Saariselka is a magical resort for a family as it’s a world away from anything children might have experienced before. The ski area is contained over two neighbouring fells, making it easy for you to drop them at ski school and pick them up later. Thanks to the slopes being mostly wide and gentle, there’s some lovely skiing to enjoy as a family once ski school is out - make sure you do the toboggan run on the Kaunispää fell before you get the bus back to the resort, which is 1km from the skiing.

If you’re with the little ones who aren’t old enough to ski, babysitting services are usually available so the rest of the clan can head off to the slopes. You’ll find that you’ll probably spend as much time on the slopes as off what with the activities on offer... Husky rides are a hugely popular and a reindeer safari will bring a festive feel to your holiday. If you need to escape the outdoors, the Angry Birds Activity Park is a super option (see if under 4’s can still go free).

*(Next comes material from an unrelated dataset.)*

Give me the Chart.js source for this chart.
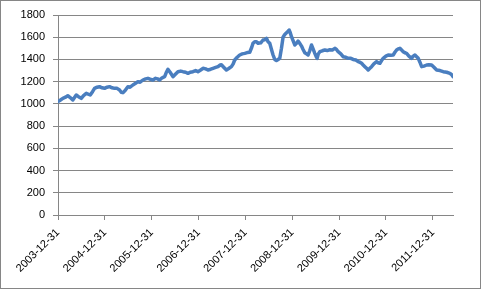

For the icing on the cake, Santa’s resort is only 15 mins away in Kakslauttanen.

Temperatures can drop to around minus 15-20˚C in the colder months and barely creep above freezing over the season, so stocking up on good thermals and taking regular hot chocolate breaks are really important when you have little ones. Ask us about snowsuit hire so you don’t have to fork out for your own gear, these warm suits can be a godsend when it comes to keeping the kids warm and happy!

GroupsGroup Holidays Saariselka

Saariselka is great for groups looking to spend equal time on and off the slopes. If you’re all a bunch of beginners or have been skiing once or twice, you’ll love the introductory greens and blues across the two fells. The ski area is 1km away from the resort and accessible by bus - or if you’re feeling fresh you could walk it... (pick up some tasty provisions from the Kuukeli supermarket before you set off).

After dedicating a few hours to the skis, turn your attentions to the rest the resort has to offer: Tobogganing on the Alli slope, which takes up 1200m of the Kaunispää fell is a fun way to end a group ski session while husky, reindeer and snowmobile safaris are ideal for those who love a bit of a thrill and a view to boot. Snowshoeing can be a super way to experience the landscape – don’t forget you’re right next to a nature park here! For something a bit different, go ice fishing or stay inside to try your hand at curling or soak up some culture at the Sami museum.

This isn’t a party resort and part of its appeal is its tranquillity. However, the Laaihovi ‘Ski Shoe Dancing’ after party from 14:00 – 17:00 is an infamous event and will have you dancing along to local bands - pop along to its swish restaurant afterwards. The Lutto pub and Husky bar are great place for a drink and Restaurant Petronella might interest those famished after a day full of adventure. Make sure to look out for the northern lights while you’re out here – an awesome experience to share with your nearest and dearest.